Direction. Below are the records; collect from them each line containing the string "with".

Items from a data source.
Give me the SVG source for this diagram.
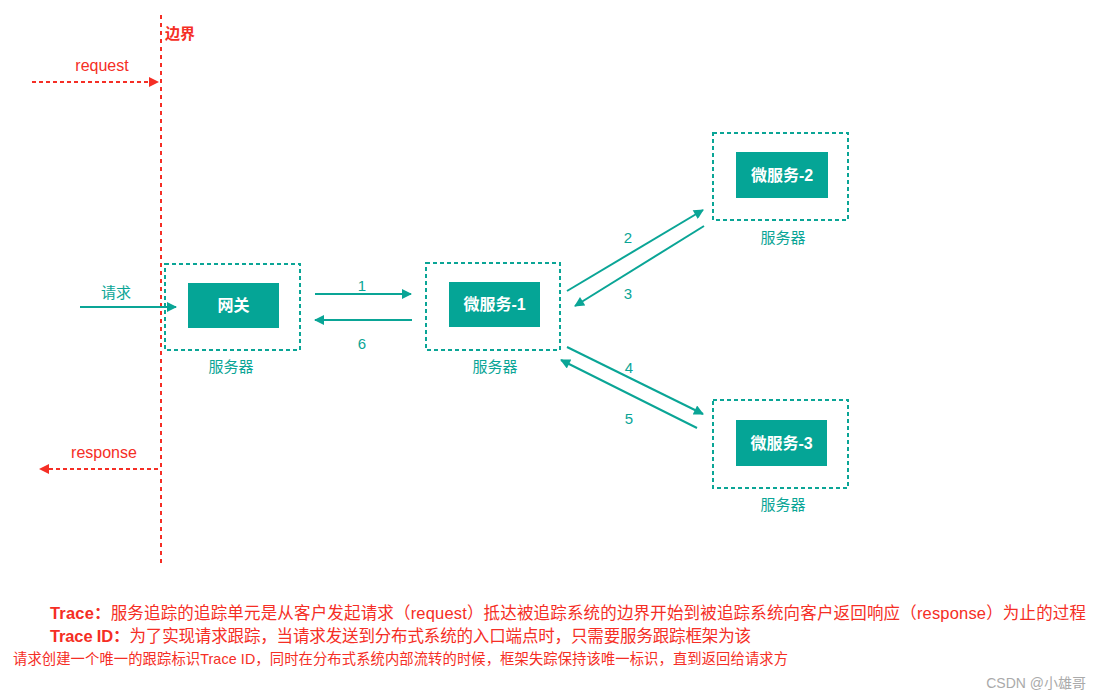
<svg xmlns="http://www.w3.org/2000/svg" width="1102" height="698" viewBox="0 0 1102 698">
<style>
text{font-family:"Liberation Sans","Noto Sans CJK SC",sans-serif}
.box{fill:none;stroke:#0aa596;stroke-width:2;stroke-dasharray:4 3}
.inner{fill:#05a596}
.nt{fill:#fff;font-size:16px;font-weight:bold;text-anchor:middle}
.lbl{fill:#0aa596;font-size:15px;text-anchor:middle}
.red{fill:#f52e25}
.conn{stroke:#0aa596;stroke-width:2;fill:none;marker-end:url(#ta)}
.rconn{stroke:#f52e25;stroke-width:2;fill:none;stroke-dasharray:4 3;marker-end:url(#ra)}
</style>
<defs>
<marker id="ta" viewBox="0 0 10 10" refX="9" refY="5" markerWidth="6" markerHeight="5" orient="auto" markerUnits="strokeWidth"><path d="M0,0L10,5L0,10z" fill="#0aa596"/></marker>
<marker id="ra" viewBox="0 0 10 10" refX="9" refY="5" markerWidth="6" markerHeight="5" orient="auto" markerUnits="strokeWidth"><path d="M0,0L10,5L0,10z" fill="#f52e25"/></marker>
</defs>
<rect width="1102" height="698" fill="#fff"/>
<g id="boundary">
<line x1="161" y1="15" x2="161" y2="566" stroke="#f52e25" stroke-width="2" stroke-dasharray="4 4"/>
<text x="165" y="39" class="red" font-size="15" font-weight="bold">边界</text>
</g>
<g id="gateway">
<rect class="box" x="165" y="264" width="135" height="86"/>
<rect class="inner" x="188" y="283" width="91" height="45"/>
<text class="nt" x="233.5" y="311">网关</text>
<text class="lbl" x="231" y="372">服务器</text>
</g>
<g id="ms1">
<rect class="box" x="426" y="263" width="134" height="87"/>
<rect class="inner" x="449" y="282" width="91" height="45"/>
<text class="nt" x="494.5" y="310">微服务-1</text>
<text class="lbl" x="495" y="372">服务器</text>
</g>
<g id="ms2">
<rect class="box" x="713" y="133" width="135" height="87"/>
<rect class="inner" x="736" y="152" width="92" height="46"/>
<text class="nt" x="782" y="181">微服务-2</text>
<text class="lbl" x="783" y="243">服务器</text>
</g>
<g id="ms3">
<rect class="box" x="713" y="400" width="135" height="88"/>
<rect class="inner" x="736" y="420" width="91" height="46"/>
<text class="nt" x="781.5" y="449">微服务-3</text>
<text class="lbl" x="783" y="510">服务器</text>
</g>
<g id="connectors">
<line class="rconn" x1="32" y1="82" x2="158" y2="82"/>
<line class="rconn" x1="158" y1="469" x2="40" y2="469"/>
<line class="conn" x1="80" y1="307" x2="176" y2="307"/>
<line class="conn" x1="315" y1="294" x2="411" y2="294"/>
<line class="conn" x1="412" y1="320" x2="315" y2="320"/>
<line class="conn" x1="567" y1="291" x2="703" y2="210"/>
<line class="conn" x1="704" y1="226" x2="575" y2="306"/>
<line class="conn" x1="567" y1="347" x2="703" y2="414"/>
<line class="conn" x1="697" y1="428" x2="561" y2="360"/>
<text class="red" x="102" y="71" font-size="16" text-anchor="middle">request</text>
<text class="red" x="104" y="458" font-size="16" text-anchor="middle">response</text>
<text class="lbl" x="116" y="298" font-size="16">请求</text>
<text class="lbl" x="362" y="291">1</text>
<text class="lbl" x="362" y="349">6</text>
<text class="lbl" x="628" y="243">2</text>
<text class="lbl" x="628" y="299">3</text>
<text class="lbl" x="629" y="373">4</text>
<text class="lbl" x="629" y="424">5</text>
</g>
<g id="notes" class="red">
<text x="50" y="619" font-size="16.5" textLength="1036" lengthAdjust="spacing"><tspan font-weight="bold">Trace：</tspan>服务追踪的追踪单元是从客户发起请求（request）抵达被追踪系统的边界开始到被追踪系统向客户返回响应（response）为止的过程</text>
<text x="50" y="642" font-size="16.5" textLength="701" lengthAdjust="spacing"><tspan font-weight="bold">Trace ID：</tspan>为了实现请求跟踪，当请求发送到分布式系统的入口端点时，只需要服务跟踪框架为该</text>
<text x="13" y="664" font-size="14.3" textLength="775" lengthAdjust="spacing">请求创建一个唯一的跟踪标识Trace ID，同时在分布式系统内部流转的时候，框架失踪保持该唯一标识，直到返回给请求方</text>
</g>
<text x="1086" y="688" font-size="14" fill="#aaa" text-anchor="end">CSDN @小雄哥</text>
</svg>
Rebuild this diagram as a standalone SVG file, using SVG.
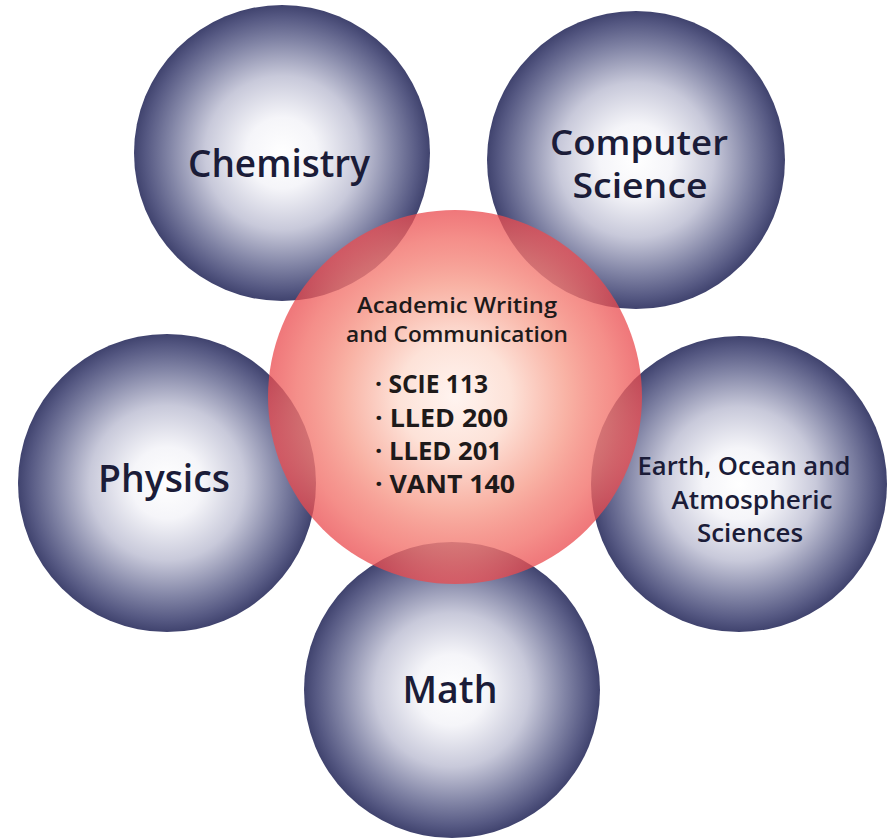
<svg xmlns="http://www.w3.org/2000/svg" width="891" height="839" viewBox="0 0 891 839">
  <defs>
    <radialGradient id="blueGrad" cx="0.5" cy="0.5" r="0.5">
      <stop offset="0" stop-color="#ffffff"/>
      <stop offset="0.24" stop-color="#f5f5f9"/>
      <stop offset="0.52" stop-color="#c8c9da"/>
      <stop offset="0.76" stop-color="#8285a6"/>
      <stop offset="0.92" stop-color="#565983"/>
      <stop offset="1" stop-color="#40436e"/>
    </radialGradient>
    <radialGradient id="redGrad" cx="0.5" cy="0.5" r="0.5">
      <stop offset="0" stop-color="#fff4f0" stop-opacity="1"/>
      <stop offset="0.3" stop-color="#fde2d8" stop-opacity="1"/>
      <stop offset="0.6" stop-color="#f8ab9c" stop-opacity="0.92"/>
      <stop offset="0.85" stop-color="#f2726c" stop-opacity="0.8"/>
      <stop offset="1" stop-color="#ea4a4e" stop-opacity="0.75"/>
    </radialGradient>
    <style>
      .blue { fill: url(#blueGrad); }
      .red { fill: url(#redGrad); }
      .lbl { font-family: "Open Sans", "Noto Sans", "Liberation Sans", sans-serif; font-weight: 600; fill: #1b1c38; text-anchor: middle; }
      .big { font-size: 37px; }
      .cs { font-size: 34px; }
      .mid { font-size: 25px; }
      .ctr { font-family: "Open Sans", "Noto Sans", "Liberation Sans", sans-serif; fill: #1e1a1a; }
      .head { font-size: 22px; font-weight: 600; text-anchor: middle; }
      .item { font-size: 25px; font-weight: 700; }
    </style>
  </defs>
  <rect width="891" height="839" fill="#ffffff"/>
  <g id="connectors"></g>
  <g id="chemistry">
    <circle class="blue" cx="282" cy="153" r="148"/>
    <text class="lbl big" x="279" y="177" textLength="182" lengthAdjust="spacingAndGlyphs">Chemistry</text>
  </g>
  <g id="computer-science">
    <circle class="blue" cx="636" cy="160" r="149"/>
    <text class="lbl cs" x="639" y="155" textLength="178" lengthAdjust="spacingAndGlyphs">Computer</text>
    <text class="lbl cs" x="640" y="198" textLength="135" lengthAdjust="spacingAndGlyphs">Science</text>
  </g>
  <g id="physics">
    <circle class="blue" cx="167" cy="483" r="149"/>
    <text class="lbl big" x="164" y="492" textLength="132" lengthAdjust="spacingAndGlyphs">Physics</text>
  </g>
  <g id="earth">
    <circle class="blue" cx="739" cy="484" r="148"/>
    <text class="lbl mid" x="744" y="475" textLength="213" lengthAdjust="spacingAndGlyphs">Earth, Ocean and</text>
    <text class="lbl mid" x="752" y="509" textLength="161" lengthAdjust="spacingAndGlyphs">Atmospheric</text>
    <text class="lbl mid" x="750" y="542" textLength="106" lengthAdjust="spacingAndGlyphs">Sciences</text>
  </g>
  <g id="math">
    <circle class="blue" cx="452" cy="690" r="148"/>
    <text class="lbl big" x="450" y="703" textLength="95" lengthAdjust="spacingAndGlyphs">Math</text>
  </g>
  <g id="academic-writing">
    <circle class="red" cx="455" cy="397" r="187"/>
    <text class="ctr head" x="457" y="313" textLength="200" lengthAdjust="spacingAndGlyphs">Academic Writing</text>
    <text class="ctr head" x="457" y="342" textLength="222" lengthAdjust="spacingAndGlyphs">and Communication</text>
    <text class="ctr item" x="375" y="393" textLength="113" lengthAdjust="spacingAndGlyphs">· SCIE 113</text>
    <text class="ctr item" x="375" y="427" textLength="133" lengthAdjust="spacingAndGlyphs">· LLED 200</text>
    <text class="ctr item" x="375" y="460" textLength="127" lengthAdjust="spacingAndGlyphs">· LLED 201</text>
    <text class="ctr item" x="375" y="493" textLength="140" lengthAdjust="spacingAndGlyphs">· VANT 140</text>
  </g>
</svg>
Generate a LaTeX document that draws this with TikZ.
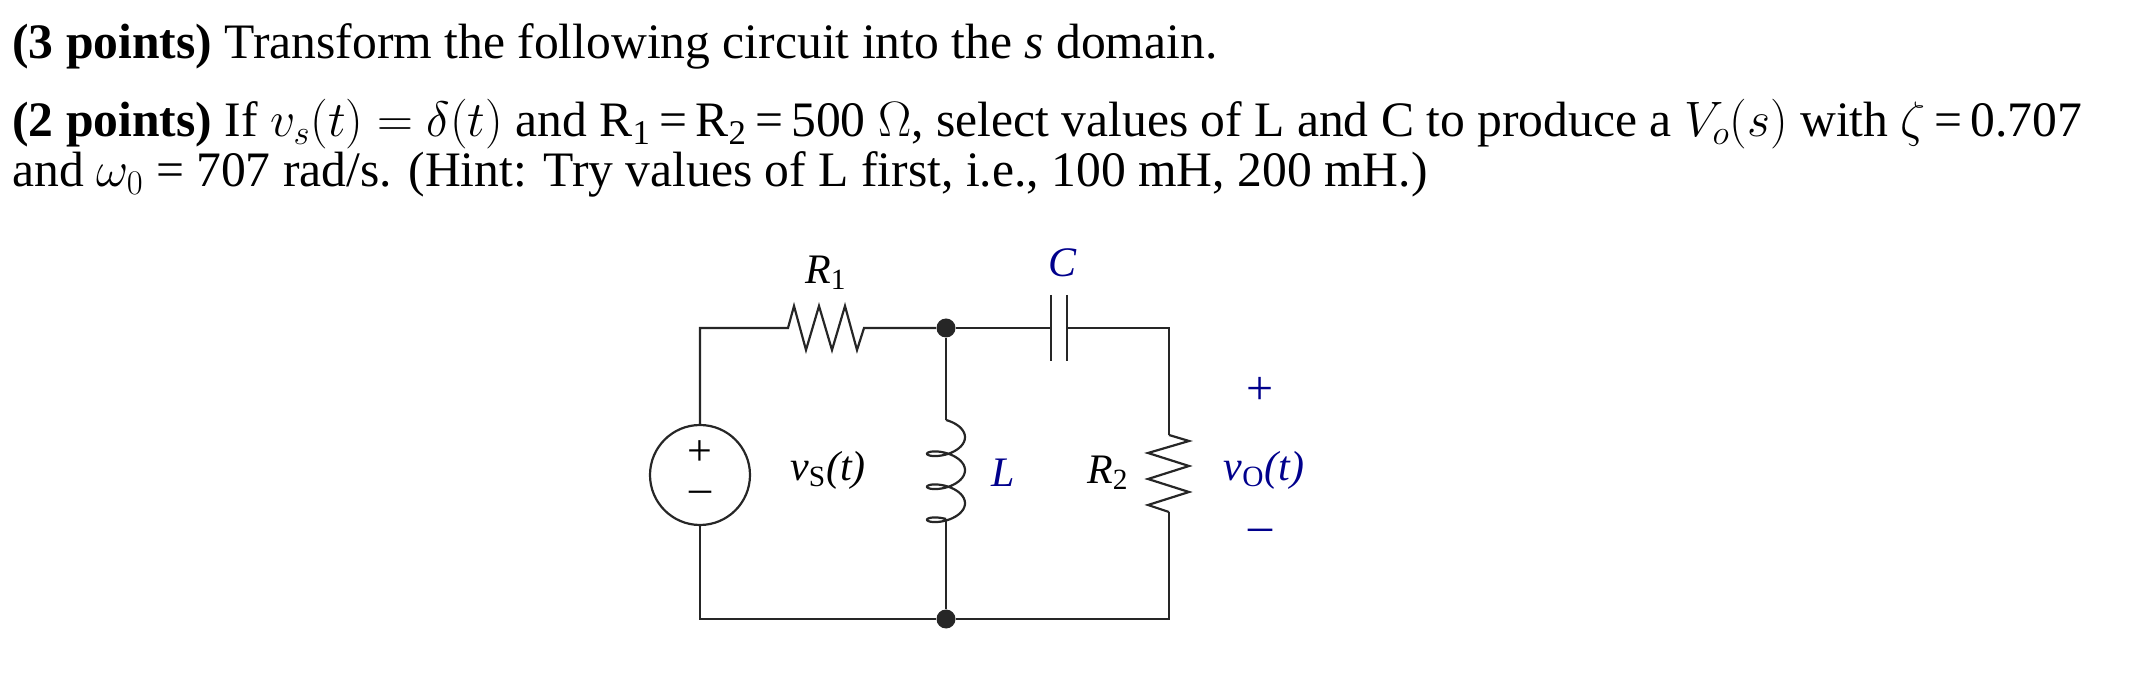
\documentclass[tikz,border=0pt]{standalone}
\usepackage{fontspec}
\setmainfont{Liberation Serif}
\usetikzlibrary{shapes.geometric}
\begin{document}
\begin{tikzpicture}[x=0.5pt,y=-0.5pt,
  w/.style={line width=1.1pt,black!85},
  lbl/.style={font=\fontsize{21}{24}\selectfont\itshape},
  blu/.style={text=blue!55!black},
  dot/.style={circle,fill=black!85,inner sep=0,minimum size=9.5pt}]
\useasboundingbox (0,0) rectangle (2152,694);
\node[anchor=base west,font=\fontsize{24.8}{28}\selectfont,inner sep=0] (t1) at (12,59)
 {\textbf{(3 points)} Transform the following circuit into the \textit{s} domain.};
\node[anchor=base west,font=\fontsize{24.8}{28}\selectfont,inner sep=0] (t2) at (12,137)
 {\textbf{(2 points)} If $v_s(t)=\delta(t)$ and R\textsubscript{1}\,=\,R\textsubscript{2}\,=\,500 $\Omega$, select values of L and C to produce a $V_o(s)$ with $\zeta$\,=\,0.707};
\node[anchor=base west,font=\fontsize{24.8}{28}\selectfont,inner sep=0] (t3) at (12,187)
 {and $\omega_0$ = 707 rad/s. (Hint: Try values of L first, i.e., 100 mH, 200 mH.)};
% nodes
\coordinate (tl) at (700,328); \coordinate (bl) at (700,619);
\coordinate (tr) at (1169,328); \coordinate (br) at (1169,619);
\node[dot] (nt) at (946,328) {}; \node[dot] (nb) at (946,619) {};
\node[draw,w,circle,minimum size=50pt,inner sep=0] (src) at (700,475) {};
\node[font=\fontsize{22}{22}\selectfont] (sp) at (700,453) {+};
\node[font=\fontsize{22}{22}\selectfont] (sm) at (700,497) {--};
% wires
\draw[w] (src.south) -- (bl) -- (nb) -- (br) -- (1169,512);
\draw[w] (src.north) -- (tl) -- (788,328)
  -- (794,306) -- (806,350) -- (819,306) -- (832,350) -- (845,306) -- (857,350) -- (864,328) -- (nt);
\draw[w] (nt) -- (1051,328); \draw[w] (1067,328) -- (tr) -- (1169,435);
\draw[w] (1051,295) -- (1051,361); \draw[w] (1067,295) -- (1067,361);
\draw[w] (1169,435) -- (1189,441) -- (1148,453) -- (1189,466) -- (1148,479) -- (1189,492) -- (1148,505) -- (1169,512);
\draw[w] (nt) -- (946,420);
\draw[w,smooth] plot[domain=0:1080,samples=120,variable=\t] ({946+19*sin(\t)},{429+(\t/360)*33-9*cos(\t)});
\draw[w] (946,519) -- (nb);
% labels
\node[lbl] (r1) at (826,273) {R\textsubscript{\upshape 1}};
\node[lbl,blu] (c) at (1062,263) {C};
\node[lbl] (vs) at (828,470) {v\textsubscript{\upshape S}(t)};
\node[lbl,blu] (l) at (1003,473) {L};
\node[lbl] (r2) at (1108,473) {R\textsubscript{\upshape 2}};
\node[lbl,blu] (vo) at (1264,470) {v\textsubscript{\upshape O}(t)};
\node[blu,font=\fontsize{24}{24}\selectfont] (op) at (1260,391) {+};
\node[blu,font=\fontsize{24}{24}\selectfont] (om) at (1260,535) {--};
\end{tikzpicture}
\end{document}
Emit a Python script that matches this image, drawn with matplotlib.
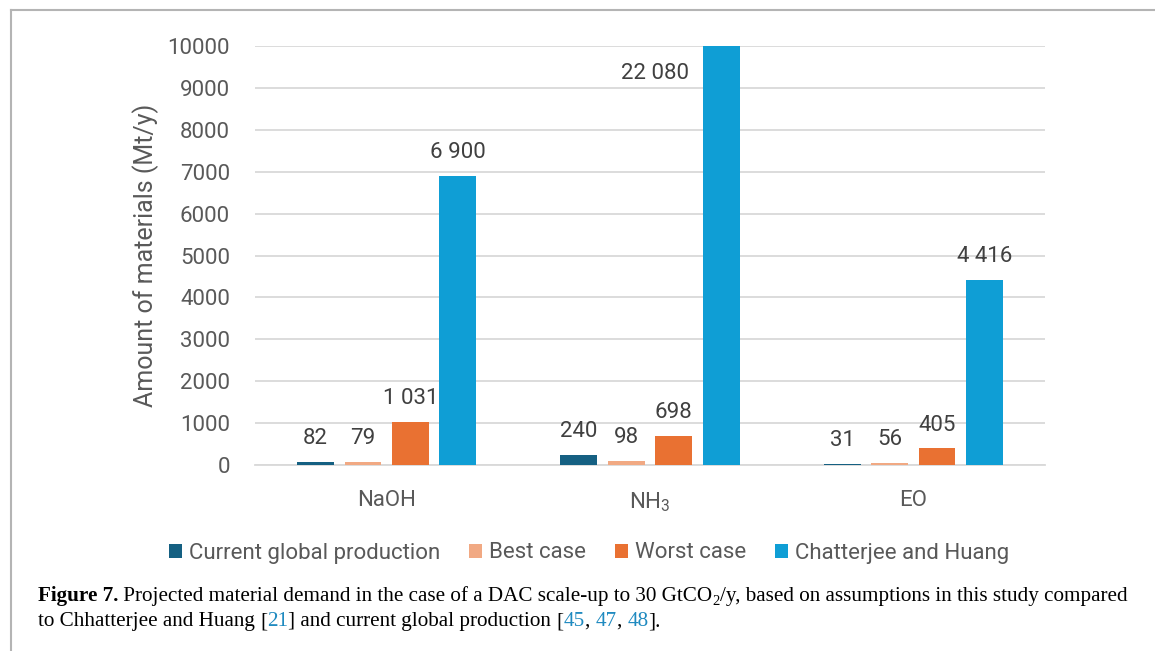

Solution for this task.
Generate a LaTeX document that draws this with TikZ.
 {\textbf{(2 points)} If $v_s(t)=\delta(t)$ and R\textsubscript{1}\,=\,R\textsubscript{2}\,=\,500 $\Omega$, select values of L and C to produce a $V_o(s)$ with $\zeta$\,=\,0.707};
Emit a Python script that matches this image, drawn with matplotlib.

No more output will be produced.